3. Apparently Incesoft, a robot manufacturer based in Shanghai, based the first half of its name on the acronym for Infinity Nature Communication Experience. But like The Name Inspector I can't help seeing "inappropriate intrafamilial contact" there. On the other hand, I was charmed by the earnestness of this awkwardly Englished product description: Online Robots Union is trying to be a good robot platform for company's and individual's robots. Company and individual developers can submit their robots here, share your ideas and enjoy funs. Here is also a good marketing platform for your products and services.
4. Anyone up on his or her Black Death lore knows what a bubo is: a swollen inflamed lymph node, especially in the groin or armpit.(From Greek boubon, meaning groin or swollen groin.) The adjectival form is bubonic, as in bubonic plague.

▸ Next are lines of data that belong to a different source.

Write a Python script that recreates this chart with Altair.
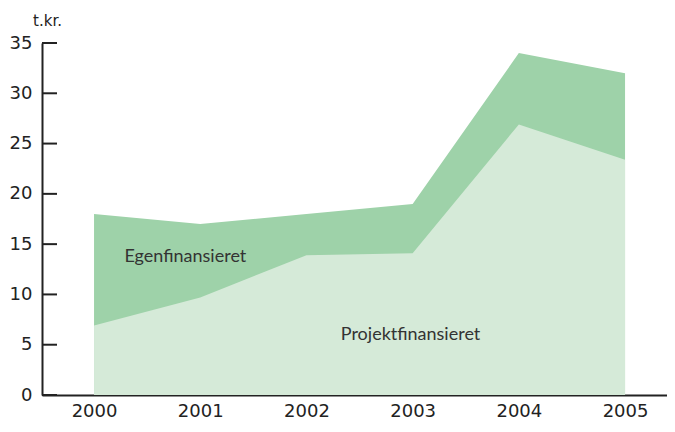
import altair as alt
import pandas as pd

years = [2000, 2001, 2002, 2003, 2004, 2005]
projekt = [6.9, 9.7, 13.9, 14.1, 26.9, 23.4]
egen = [11.1, 7.3, 4.1, 4.9, 7.1, 8.6]
tick_values = [0, 5, 10, 15, 20, 25, 30, 35]
labels = ["Egenfinansieret", "Projektfinansieret"]
label_x = [2000.86, 2002.98]
label_y = [13.7, 5.95]

DARK = "#9ed2a9"
LIGHT = "#d5ead8"
INK = "#222222"
FONT = "Lato"
NUMFONT = "DejaVu Sans"

df = pd.DataFrame({"year": years, "projekt": projekt, "egen": egen})
lab_df = pd.DataFrame({"year": label_x, "value": label_y, "label": labels})
tick_df = pd.DataFrame({"value": tick_values})

xscale = alt.Scale(domain=[1999.51, 2005.395], nice=False, zero=False)
yscale = alt.Scale(domain=[0, 35], nice=False)

xaxis = alt.Axis(values=years, format="d", ticks=False, tickSize=0,
                 labelFontSize=18, labelColor=INK, labelFont=NUMFONT,
                 labelPadding=7, domainColor=INK, domainWidth=2,
                 grid=False, title=None, labelFlush=False, labelOverlap=False)
yaxis = alt.Axis(values=tick_values, ticks=False, tickSize=0,
                 labelFontSize=18, labelColor=INK, labelFont=NUMFONT,
                 labelPadding=10, domainColor=INK, domainWidth=2,
                 grid=False, labelFlush=False, labelOverlap=False,
                 title="t.kr.", titleAngle=0, titleX=5, titleY=-18,
                 titleAlign="center", titleBaseline="alphabetic",
                 titleFontSize=15, titleFontWeight="normal",
                 titleFont=NUMFONT, titleColor=INK)

X = alt.X("year:Q", scale=xscale, axis=xaxis)
Y = alt.Y("value:Q", scale=yscale, axis=yaxis)

dark = alt.Chart(df).transform_calculate(
    value="datum.projekt + datum.egen"
).mark_area(color=DARK, opacity=1).encode(x=X, y=Y)

light = alt.Chart(df).transform_calculate(
    value="datum.projekt"
).mark_area(color=LIGHT, opacity=1).encode(x=X, y=Y)

texts = alt.Chart(lab_df).mark_text(
    font=FONT, fontSize=18, color="#333333", align="center", baseline="middle"
).encode(x=X, y=Y, text="label:N")

ticks = alt.Chart(tick_df).mark_rule(color=INK, strokeWidth=2).encode(
    y=Y, x=alt.value(0), x2=alt.value(15)
)

chart = alt.layer(dark, light, texts, ticks).properties(
    width=625, height=352,
    autosize=alt.AutoSizeParams(type="none"),
    padding={"left": 34, "top": 35, "right": 0, "bottom": 29},
).configure_view(stroke=None)

chart.save("out.html", embed_options={"renderer": "svg", "actions": False})
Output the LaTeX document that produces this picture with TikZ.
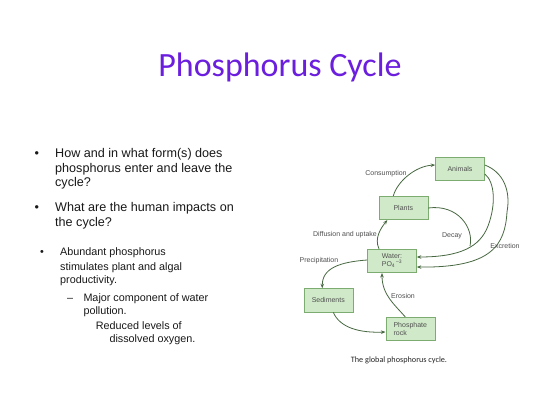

In Latin, however, bubo means owl, which is what gave someone in California's wine country the bright idea of naming a winery Bubo Cellars.
Jessica Stone Levy, a trademark lawyer who blogs at Beauty Marks, reports that she "happened upon a bottle of Bubo Pinot Grigio today, and recoiled in horror." Jessica writes: "Listen, your product name can have a suggestive and evocative meaning in a dead language, and on that basis make a great trademark, but that's all worth nothing if the mark means something completely disgusting in English."